Maybe because it's part of the "upside-down" movement. Yeah, there's a chunk of humanity (or at least they make the claim to being so) that wants to turn everything upside down and inside out. For whatever their reasons, they can't abide the True, the Good, and the Beautiful as we once knew them. Instead they turn it all into the opposite of True, Good, or Beautiful. Simply creating their own junk doesn't do the trick. 

Then there's the whole social realm. The first to be ripped apart: the family. Not saying some folks haven't had difficult or even disastrous family relationships of course. It happens. But was that any reason to do anything and everything to destroy the family - or at least try to. (And by family here, we're talking mother, father, children - where the mother's female, the father's male, and the children are either or.)

And right in line with this, we've had our financial lives turned upside down. The simplest for instance: Zero rates from 2008 until just recently. The average Joe couldn't save and invest his savings safely and get some reasonable return - you know, something like the 5% savings account once provided to us kids who saved our nickels and dimes and put them into an account opened by our parents - the result of which was that we had a little sack of money worth something when we started the independent leg of life, rather than the more common situation of kids graduating from college in debt with no savings. Oh, and the 5% that was paid was higher than prevailing inflation. So the money we saved increased in purchasing power. Exotic, eh?

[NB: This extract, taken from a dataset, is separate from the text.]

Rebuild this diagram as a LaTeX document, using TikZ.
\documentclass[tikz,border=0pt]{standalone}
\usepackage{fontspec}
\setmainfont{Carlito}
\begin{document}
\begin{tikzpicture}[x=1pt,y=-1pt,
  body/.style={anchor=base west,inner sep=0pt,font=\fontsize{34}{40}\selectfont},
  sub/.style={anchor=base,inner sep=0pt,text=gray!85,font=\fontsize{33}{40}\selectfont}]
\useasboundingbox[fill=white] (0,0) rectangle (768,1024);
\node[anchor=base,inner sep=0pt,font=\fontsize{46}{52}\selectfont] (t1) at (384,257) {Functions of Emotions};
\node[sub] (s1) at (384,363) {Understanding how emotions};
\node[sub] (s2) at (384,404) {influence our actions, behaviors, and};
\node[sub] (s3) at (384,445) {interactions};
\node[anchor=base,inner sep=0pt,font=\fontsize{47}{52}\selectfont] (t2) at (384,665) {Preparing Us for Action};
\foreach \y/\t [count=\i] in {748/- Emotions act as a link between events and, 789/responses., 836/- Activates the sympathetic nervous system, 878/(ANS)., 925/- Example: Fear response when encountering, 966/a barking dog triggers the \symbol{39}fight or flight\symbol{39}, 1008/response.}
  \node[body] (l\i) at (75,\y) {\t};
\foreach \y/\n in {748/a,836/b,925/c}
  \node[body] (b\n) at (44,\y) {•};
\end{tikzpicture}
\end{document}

We could go on - and may in some future post - but we need to get to the "blown up" part.

So what's happened in the last few years is that the stuff we put our money into has been blown up out of all proportion by a partnership of the Federal Reserve, Banks, and Wall Street. Of course, the big boys of Wall Street have always had a louder voice than the rest of us when it comes to calling for the Fed to do this or that with their policies. And with that louder voice, it wasn't unheard of for a raising or lowering of the Fed Funds Rate that benefited the gangland-style coalition of Banksters and Wall Street Brokesters. But since 2008 with the Bernanke/Yellen Fed and their zero interest-rates combined with endless (until recently) Quantitative Easing, the blowing up of all assets definitively spun out of control.

Which leaves us now being pummeled as the stock and bond market bubbles implode, taking with them every other asset in which we might have invested to get at least a modicum or return on our money vs. leaving it in the bank.

Now it's all changing. What was blown up is deflating. If we haven't felt the bursting of the financial balloons yet, we will. But it's likely we all have already, inflation being perhaps the most obvious example.

What about what's been turned upside down? Well, I haven't seen anything righting itself. Have you? All we can hope for is that there's some contingent of reasonable, God-fearing souls out there who might be stirred from their decades-long slumber by recent events. But so far, aside from a few examples that haven't yet moved the needle on the cultural and social scale to any noticeable degree, has there been all that much push-back?

It will be interesting to see if that changes as things turn uglier.